Bummer that they are plentiful.

If you removed the ring and drilled a 5/16" hole to reach the central cavity the you could easily thread the outer portion of the hole (using a short tap) enough to use a hardened machine bolt (with the threads ground away from the very end to avoid binding) to separate the cone from the shield which is your primary goal if you want to avoid a ugly crater.
Big Joe

Trad climber
Denver, CO
Topic Author's Reply - May 23, 2015 - 08:14am PT
Thanks to all those that responded so far. There are ~100 or so of these ring bolts on routes in the Boulder, CO area. Probably north of 200 if you include the South Platte and other local areas in the vicinity of Boulder. They were popular with equippers for a span of about 3 years from 1988-1991 in the Boulder, CO area.

In general ring bolts are either bomber or duds. If the hole depth was over drilled on install they are duds and can be funked out easily. The rings are also a PITA to clip as they tend to get hung up at odd angles.

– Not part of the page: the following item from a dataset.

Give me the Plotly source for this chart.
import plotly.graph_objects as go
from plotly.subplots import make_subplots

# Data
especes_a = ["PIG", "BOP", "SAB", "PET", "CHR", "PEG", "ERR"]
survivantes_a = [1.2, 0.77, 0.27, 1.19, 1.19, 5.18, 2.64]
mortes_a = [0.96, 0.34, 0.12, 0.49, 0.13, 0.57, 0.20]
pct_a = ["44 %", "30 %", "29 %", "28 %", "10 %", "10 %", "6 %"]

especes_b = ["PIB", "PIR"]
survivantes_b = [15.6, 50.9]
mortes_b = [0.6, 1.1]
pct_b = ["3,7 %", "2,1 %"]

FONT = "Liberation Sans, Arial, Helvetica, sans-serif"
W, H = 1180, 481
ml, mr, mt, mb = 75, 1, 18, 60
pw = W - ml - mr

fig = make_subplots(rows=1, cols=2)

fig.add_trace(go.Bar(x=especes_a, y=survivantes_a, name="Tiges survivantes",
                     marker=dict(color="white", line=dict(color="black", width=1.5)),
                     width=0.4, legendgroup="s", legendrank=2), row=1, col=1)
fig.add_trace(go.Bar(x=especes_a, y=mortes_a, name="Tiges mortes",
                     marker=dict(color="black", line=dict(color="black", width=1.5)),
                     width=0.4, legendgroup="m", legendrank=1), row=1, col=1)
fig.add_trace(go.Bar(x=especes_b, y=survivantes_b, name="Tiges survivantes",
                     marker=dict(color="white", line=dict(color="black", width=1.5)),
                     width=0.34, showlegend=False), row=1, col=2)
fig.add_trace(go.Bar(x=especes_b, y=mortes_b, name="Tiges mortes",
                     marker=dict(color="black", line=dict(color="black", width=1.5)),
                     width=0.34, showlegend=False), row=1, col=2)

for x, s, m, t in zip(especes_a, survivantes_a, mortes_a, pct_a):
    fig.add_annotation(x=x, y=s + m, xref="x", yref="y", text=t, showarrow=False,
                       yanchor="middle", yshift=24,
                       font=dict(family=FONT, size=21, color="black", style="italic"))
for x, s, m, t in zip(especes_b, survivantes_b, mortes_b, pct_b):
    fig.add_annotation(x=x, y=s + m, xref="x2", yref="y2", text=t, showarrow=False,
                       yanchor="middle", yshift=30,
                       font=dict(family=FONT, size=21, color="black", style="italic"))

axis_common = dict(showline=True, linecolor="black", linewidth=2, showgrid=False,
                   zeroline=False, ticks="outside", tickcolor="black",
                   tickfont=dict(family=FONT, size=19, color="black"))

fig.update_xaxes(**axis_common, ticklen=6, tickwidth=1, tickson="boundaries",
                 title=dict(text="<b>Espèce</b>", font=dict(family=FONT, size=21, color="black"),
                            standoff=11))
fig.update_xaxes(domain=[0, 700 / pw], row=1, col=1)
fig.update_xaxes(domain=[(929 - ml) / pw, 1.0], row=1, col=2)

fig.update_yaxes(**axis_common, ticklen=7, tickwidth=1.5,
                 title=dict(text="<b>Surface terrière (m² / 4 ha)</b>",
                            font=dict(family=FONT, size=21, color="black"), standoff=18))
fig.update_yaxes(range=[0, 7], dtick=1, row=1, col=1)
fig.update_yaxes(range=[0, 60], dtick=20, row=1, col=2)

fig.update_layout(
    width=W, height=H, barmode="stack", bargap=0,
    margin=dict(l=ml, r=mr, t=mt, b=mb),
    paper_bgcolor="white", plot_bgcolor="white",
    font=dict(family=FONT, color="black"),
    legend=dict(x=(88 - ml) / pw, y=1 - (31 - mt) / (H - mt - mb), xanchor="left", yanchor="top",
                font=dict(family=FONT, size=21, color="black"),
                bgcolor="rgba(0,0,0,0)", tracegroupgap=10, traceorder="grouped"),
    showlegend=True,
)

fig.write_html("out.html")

They can be removed with a long pry bar (i.e., 4'+ variety) inserted through the ring and rotating the bolt body. In softer stone (e.g., Fountain Sandstone) this works about 50% of the time but you risk damaging the rock. Success rates with this method diminish in harder stone like granite.

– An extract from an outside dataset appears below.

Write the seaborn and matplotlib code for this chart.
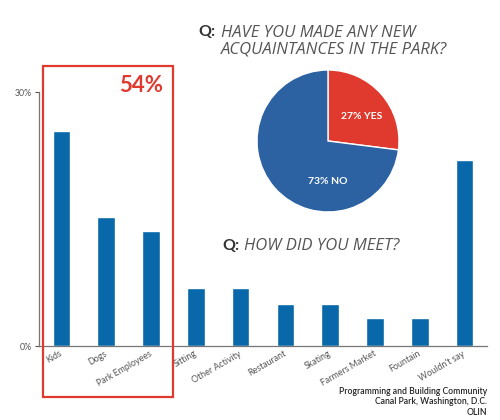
import matplotlib
matplotlib.use("Agg")
import matplotlib.pyplot as plt
import matplotlib.patches as mpatches
import seaborn as sns

sns.set_style("white")
plt.rcParams['font.family'] = ['Lato', 'DejaVu Sans']

# data
categories = ['Kids', 'Dogs', 'Park Employees', 'Sitting', 'Other Activity',
              'Restaurant', 'Skating', 'Farmers Market', 'Fountain', "Wouldn't say"]
shares = [25.4, 15.2, 13.6, 6.8, 6.8, 5.0, 5.0, 3.3, 3.3, 22.0]
pie_labels = ['27% YES', '73% NO']
pie_shares = [27, 73]
y_ticks = [0, 30]
y_ticklabels = ['0%', '30%']
highlight_text = '54%'

BAR_BLUE = '#0868a9'
PIE_BLUE = '#2d62a2'
RED = '#e03a2f'
GREY = '#555555'
DARK = '#333333'
TITLE_FONT = ['Open Sans', 'DejaVu Sans']

W, H = 500, 420
fig = plt.figure(figsize=(5, 4.2), dpi=100)


def fx(px):
    return px / W


def fy(py):
    return 1 - py / H


# bar chart
ax = fig.add_axes([fx(39), fy(346), fx(487) - fx(39), fy(92) - fy(346)])
sns.barplot(x=categories, y=shares, color=BAR_BLUE, width=0.39,
            saturation=1, ax=ax)
ax.set_xlim(-0.5, len(categories) - 0.5)
ax.set_ylim(0, 30)
ax.set_yticks(y_ticks)
ax.set_yticklabels(y_ticklabels, fontsize=6.3, color=GREY)
ax.tick_params(axis='y', length=3, width=0.8, color=GREY, pad=2, left=True)
ax.tick_params(axis='x', length=0, pad=5)
ax.set_xticks(range(len(categories)))
ax.set_xticklabels(categories, rotation=30, ha='right', va='center',
                   rotation_mode='anchor', fontsize=6.4, color=GREY)
for side in ['top', 'right']:
    ax.spines[side].set_visible(False)
for side in ['left', 'bottom']:
    ax.spines[side].set_color('#777777')
    ax.spines[side].set_linewidth(0.9)
ax.set_xlabel('')
ax.set_ylabel('')

# highlight box for the first three bars
box = mpatches.Rectangle((fx(42.7), fy(396.7)), fx(172.7) - fx(42.7),
                         fy(66) - fy(396.7), transform=fig.transFigure,
                         fill=False, edgecolor=RED, linewidth=1.6)
fig.add_artist(box)
fig.text(fx(141), fy(86), highlight_text, color=RED, fontsize=16,
         fontweight='bold', ha='center', va='center')

# pie chart
pax = fig.add_axes([fx(257), fy(212), fx(399) - fx(257), fy(70) - fy(212)])
wedges, texts = pax.pie(pie_shares, colors=[RED, PIE_BLUE], startangle=90,
                        counterclock=False, radius=1)
pax.set_xlim(-1, 1)
pax.set_ylim(-1, 1)
pax.set_aspect('equal')
pax.text(0.47, 0.34, pie_labels[0], color='white', fontsize=7.5,
         fontweight='bold', ha='center', va='center')
pax.text(0.0, -0.57, pie_labels[1], color='white', fontsize=7.5,
         fontweight='bold', ha='center', va='center')

# question headings
fig.text(fx(198), fy(32), 'Q:', color=DARK, fontsize=11.5, fontweight='bold',
         ha='left', va='center')
fig.text(fx(221), fy(41.5), 'HAVE YOU MADE ANY NEW\nACQUAINTANCES IN THE PARK?',
         color='#555555', fontsize=12, fontstyle='italic', fontweight='normal',
         family=TITLE_FONT, ha='left', va='center', linespacing=1.02)
fig.text(fx(222), fy(246), 'Q:', color=DARK, fontsize=11.5, fontweight='bold',
         ha='left', va='center')
fig.text(fx(244), fy(246), 'HOW DID YOU MEET?', color='#555555', fontsize=12,
         fontstyle='italic', fontweight='normal', family=TITLE_FONT,
         ha='left', va='center')

# footer
fig.text(fx(487), fy(402),
         'Programming and Building Community\nCanal Park, Washington, D.C.\nOLIN',
         color='#222222', fontsize=6.2, fontweight='semibold', ha='right',
         va='center', linespacing=1.25)

fig.savefig('out.png', dpi=100)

I have also tried a hydraulic punch to pull ring bolts out directly with massive force. Removal success rate is ~5% as the ring will often break or worse the rock is badly damaged during extraction (FYI - done on test rocks at a quarry).

Core drilling is another option but leaves a hole so large not even Jim Titt's 16mm bolts can fill it.

Lastly there is center drilling with 5/16" bit. You have to drill out the cone as the bolt body is too soft for a tap and thread method Steve suggested.

I am in the midst of building out a drill jig to ensure center drill.